In a continuing effort to improve the quality of shipping fruits, we, the inventors, typically hybridize a large number of peach, nectarine, plum, apricot, and cherry seedlings each year. We also grow a smaller number of open pollinated seeds of each of these fruits. The present invention relates to a new and distinct variety of plum tree which has been denominated varietally as ‘Blackred XXI’.
During a typical blooming season we isolate as seed parents both individual and groups of different plum trees by covering them with screen houses. A hive of bees is placed inside each such house, and bouquets to provide pollen from different plum, apricot, and interspecific plum-apricot hybrid trees are placed in buckets near the trees approximately every two days for the duration of the bloom. During 2003 one such house containing an unpatented purple plum, code named ‘42P1156’, was crossed by us in this manner. To pollinate this purple plum, we selected bouquets from several sources of plum trees without keeping specific written details. Upon reaching maturity the fruit from this plum tree was harvested, and the seeds were removed, cracked, stratified and germinated as a group with the label “H12”. They were grown as seedlings on their own root in our greenhouse and upon reaching dormancy transplanted to a cultivated area of our experimental orchard located near Le Grand, Calif. in Merced County (San Joaquin Valley). During the summer of 2007 the claimed variety was selected by us as a single plant from the group of seedlings described above. Subsequent to origination of the present variety of plum tree, we asexually reproduced it by budding and grafting in the experimental orchard described above, and such reproduction of plant and fruit characteristics were true to the original tree in all respects. The reproduction of the variety included the use of ‘Nemaguard’ (unpatented) rootstock upon which the present variety was true to type.
The present variety is similar to its seed parent, ‘42P1156’ (unpatented) plum tree, by being self-unfruitful and by producing fruit that is purple to black in skin color, firm in texture, and globose in shape, but is distinguished therefrom by producing fruit that is pink to red instead of yellow in flesh color, that is much sweeter in flavor, and that matures about forty-five days later.
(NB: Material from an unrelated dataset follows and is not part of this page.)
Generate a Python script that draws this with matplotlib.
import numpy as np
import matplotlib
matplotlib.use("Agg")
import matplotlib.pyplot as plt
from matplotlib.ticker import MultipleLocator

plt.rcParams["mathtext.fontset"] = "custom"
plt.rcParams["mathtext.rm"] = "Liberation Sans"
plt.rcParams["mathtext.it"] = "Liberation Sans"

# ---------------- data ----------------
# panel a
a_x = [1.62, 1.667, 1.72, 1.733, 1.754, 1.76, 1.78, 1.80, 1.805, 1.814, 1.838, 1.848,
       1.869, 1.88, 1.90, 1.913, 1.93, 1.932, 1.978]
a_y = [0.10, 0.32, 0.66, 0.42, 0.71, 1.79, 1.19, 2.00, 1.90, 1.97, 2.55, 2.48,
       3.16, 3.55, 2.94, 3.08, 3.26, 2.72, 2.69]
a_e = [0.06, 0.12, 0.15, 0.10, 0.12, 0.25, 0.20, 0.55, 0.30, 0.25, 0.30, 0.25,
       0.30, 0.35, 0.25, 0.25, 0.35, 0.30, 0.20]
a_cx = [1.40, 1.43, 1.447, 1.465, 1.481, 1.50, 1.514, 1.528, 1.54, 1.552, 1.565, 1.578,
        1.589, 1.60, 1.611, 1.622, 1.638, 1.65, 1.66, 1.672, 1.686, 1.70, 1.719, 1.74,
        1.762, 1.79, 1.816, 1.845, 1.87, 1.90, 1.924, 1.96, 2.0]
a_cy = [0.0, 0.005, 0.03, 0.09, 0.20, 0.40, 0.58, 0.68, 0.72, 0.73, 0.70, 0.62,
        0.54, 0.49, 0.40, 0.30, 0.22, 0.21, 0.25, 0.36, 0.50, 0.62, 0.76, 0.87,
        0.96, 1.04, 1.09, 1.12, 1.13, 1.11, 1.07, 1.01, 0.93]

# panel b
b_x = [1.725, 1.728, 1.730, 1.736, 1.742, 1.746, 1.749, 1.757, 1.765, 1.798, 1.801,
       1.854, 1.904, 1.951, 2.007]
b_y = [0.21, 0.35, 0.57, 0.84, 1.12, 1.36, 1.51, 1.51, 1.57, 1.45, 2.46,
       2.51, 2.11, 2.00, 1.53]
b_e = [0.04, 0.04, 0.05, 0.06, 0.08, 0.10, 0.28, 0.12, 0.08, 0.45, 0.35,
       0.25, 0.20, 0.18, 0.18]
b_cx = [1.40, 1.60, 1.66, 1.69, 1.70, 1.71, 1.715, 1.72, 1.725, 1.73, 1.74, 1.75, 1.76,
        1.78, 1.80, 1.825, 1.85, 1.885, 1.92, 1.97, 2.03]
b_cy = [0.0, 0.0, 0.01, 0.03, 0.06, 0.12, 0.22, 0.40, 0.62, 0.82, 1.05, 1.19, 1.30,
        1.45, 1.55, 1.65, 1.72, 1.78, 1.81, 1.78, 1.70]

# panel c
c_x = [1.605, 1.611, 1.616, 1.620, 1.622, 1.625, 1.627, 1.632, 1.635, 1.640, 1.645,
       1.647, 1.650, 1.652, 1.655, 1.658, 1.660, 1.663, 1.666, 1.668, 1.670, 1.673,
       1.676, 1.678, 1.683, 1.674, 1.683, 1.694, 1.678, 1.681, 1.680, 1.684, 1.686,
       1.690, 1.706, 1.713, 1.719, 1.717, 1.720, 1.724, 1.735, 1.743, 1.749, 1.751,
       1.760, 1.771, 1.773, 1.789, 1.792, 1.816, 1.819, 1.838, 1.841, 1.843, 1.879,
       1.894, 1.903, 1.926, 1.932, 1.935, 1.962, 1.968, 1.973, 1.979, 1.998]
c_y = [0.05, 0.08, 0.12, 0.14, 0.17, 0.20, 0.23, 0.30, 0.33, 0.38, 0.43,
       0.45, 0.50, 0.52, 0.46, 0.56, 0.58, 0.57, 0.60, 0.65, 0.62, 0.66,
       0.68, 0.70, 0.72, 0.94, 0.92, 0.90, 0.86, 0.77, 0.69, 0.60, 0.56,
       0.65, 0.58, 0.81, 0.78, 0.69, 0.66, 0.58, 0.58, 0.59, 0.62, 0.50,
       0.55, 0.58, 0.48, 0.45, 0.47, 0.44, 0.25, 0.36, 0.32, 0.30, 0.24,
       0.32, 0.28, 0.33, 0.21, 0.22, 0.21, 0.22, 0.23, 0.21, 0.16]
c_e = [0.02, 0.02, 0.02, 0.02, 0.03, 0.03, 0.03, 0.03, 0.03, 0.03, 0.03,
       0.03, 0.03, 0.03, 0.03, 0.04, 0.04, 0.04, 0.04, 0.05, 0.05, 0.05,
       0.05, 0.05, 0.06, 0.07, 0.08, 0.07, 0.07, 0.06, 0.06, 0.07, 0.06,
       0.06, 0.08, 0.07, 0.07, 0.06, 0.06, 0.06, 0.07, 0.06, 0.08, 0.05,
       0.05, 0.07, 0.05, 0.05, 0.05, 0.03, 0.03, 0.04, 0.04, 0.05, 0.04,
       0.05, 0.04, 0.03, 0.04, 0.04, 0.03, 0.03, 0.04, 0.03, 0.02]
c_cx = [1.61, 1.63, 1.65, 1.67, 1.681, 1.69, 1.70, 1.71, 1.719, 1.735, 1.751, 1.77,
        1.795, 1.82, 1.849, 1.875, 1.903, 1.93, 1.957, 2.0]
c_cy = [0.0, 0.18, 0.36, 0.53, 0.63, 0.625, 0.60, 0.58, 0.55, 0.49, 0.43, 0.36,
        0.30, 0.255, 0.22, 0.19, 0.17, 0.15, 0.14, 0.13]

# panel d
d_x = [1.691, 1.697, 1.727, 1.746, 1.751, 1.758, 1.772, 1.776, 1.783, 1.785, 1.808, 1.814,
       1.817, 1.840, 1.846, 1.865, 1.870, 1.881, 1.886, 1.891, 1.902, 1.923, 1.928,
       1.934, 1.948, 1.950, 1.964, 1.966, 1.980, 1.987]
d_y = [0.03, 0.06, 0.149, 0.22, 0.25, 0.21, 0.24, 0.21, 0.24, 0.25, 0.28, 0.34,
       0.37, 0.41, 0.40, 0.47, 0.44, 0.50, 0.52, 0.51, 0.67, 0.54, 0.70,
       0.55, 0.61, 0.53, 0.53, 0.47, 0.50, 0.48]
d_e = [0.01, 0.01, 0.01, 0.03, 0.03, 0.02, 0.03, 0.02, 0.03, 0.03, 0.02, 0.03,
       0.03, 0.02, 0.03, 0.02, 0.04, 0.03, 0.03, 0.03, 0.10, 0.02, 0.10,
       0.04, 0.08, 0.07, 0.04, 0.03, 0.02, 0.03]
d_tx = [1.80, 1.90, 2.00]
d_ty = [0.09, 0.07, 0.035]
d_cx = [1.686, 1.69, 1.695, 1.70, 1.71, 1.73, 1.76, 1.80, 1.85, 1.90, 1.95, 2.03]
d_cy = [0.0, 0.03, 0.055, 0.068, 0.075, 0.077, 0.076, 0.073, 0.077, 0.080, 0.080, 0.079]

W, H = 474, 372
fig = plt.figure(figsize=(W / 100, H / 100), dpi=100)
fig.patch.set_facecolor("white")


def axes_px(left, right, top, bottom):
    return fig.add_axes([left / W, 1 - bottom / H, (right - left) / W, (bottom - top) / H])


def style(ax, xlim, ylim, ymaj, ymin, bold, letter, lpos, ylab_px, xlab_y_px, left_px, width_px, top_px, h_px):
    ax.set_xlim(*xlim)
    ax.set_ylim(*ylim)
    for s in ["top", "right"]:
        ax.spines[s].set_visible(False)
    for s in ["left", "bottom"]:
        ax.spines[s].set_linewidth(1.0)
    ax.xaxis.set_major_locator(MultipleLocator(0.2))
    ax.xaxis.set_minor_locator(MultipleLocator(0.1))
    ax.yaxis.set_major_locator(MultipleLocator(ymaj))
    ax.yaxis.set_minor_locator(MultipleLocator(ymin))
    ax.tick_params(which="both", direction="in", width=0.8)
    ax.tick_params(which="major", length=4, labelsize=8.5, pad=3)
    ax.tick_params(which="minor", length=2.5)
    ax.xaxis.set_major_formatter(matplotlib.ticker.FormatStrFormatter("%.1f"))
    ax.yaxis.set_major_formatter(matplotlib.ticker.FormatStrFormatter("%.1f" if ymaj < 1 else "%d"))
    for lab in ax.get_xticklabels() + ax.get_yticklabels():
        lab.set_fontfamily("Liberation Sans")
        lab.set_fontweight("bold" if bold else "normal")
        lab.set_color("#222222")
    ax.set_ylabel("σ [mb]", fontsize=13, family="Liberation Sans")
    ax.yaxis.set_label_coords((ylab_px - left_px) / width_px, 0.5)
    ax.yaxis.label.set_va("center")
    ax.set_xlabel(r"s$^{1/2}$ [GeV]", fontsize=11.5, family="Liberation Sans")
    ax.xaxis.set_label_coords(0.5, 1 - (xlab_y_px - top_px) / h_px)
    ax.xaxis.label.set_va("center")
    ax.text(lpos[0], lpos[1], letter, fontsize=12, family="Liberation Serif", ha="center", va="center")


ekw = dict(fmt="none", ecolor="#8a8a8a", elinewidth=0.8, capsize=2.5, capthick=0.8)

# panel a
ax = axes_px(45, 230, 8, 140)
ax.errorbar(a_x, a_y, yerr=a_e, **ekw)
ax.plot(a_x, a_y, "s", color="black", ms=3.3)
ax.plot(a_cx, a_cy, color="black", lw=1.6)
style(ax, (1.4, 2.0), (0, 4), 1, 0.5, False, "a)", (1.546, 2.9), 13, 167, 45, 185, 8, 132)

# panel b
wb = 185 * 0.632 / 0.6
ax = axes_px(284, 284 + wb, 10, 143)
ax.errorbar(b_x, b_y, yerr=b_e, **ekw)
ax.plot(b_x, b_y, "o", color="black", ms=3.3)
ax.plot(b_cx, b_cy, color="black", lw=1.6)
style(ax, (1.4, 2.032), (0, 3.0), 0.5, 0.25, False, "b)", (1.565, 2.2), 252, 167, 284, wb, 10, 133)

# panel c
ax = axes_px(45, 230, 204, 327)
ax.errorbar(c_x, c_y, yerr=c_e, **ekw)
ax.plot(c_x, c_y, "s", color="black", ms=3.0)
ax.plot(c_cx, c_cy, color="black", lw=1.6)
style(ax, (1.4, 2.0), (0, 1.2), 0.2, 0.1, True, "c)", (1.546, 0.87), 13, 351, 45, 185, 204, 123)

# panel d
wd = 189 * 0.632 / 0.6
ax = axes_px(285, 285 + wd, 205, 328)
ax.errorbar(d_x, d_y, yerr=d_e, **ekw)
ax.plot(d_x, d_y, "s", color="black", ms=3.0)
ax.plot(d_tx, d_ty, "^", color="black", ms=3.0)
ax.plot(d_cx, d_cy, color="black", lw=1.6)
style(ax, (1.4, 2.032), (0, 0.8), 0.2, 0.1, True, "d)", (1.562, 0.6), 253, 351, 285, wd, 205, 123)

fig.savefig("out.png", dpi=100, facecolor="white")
The present variety is most similar to ‘Blackred XII’ (U.S. Plant Pat. No. 20,892) interspecific tree by being self-unfruitful and by producing fruit that is mostly black in skin color, red and yellow in flesh color, and sweet in flavor, but is distinguished therefrom by blooming about 5 days earlier and by producing fruit that is juicier, that is crisp and melting instead of tough and meaty in texture, that is more heat resistant, and that ripens about fifteen days earlier.